# Start of Dataset excerpt

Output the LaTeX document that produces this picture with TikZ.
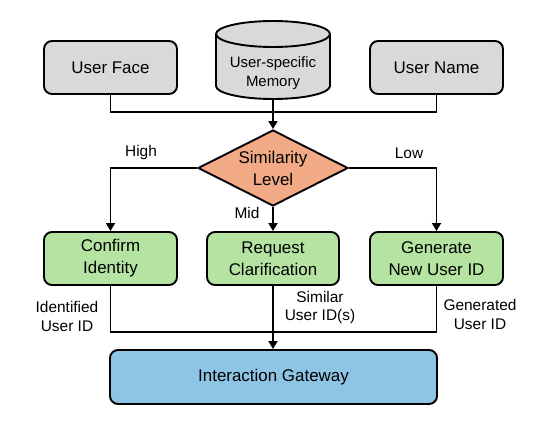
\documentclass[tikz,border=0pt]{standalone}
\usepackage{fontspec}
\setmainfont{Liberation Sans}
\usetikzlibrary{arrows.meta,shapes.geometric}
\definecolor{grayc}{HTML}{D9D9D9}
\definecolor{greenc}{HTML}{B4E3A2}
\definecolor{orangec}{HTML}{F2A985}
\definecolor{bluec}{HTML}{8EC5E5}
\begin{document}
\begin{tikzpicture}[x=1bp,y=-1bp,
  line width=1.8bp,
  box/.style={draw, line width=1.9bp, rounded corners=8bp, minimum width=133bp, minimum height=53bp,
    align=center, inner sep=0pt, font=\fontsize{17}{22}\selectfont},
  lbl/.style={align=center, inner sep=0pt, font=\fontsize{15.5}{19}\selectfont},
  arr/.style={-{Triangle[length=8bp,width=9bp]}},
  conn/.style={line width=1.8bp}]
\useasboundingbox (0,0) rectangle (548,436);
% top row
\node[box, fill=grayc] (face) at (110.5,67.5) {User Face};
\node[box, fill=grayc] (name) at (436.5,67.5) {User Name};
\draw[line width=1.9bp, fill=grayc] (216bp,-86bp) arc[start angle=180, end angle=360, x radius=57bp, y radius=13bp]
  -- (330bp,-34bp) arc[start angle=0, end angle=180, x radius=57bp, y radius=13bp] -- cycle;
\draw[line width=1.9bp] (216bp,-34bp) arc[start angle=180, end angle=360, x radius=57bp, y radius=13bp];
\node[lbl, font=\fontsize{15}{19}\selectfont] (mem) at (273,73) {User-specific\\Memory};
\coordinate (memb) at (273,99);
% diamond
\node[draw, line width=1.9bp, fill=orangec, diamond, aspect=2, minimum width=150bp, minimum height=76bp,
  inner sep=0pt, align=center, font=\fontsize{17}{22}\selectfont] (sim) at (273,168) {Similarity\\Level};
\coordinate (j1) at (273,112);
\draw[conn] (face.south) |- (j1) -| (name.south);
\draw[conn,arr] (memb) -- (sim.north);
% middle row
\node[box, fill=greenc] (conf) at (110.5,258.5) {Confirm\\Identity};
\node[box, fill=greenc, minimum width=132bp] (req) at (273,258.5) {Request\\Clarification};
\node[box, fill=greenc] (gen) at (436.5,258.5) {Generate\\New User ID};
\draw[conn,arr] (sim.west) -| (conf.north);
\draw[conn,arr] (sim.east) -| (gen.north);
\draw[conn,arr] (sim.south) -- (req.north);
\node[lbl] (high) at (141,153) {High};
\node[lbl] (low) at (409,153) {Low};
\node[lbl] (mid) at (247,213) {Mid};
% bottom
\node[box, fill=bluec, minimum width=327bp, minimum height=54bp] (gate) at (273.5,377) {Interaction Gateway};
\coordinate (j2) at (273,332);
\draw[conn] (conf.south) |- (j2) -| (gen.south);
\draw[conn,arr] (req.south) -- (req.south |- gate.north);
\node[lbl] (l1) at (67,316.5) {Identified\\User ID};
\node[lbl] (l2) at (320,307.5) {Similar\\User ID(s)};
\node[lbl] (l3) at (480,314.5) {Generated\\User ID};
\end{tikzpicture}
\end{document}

# End of Dataset excerpt

Exercise directions »
Leave the images out and output the remaining material exactly as it stands.

Worked answer »
Output the LaTeX document that produces this picture with TikZ.
\documentclass[tikz,border=0pt]{standalone}
\usepackage{fontspec}
\setmainfont{Liberation Sans}
\usetikzlibrary{arrows.meta,shapes.geometric}
\definecolor{grayc}{HTML}{D9D9D9}
\definecolor{greenc}{HTML}{B4E3A2}
\definecolor{orangec}{HTML}{F2A985}
\definecolor{bluec}{HTML}{8EC5E5}
\begin{document}
\begin{tikzpicture}[x=1bp,y=-1bp,
  line width=1.8bp,
  box/.style={draw, line width=1.9bp, rounded corners=8bp, minimum width=133bp, minimum height=53bp,
    align=center, inner sep=0pt, font=\fontsize{17}{22}\selectfont},
  lbl/.style={align=center, inner sep=0pt, font=\fontsize{15.5}{19}\selectfont},
  arr/.style={-{Triangle[length=8bp,width=9bp]}},
  conn/.style={line width=1.8bp}]
\useasboundingbox (0,0) rectangle (548,436);
% top row
\node[box, fill=grayc] (face) at (110.5,67.5) {User Face};
\node[box, fill=grayc] (name) at (436.5,67.5) {User Name};
\draw[line width=1.9bp, fill=grayc] (216bp,-86bp) arc[start angle=180, end angle=360, x radius=57bp, y radius=13bp]
  -- (330bp,-34bp) arc[start angle=0, end angle=180, x radius=57bp, y radius=13bp] -- cycle;
\draw[line width=1.9bp] (216bp,-34bp) arc[start angle=180, end angle=360, x radius=57bp, y radius=13bp];
\node[lbl, font=\fontsize{15}{19}\selectfont] (mem) at (273,73) {User-specific\\Memory};
\coordinate (memb) at (273,99);
% diamond
\node[draw, line width=1.9bp, fill=orangec, diamond, aspect=2, minimum width=150bp, minimum height=76bp,
  inner sep=0pt, align=center, font=\fontsize{17}{22}\selectfont] (sim) at (273,168) {Similarity\\Level};
\coordinate (j1) at (273,112);
\draw[conn] (face.south) |- (j1) -| (name.south);
\draw[conn,arr] (memb) -- (sim.north);
% middle row
\node[box, fill=greenc] (conf) at (110.5,258.5) {Confirm\\Identity};
\node[box, fill=greenc, minimum width=132bp] (req) at (273,258.5) {Request\\Clarification};
\node[box, fill=greenc] (gen) at (436.5,258.5) {Generate\\New User ID};
\draw[conn,arr] (sim.west) -| (conf.north);
\draw[conn,arr] (sim.east) -| (gen.north);
\draw[conn,arr] (sim.south) -- (req.north);
\node[lbl] (high) at (141,153) {High};
\node[lbl] (low) at (409,153) {Low};
\node[lbl] (mid) at (247,213) {Mid};
% bottom
\node[box, fill=bluec, minimum width=327bp, minimum height=54bp] (gate) at (273.5,377) {Interaction Gateway};
\coordinate (j2) at (273,332);
\draw[conn] (conf.south) |- (j2) -| (gen.south);
\draw[conn,arr] (req.south) -- (req.south |- gate.north);
\node[lbl] (l1) at (67,316.5) {Identified\\User ID};
\node[lbl] (l2) at (320,307.5) {Similar\\User ID(s)};
\node[lbl] (l3) at (480,314.5) {Generated\\User ID};
\end{tikzpicture}
\end{document}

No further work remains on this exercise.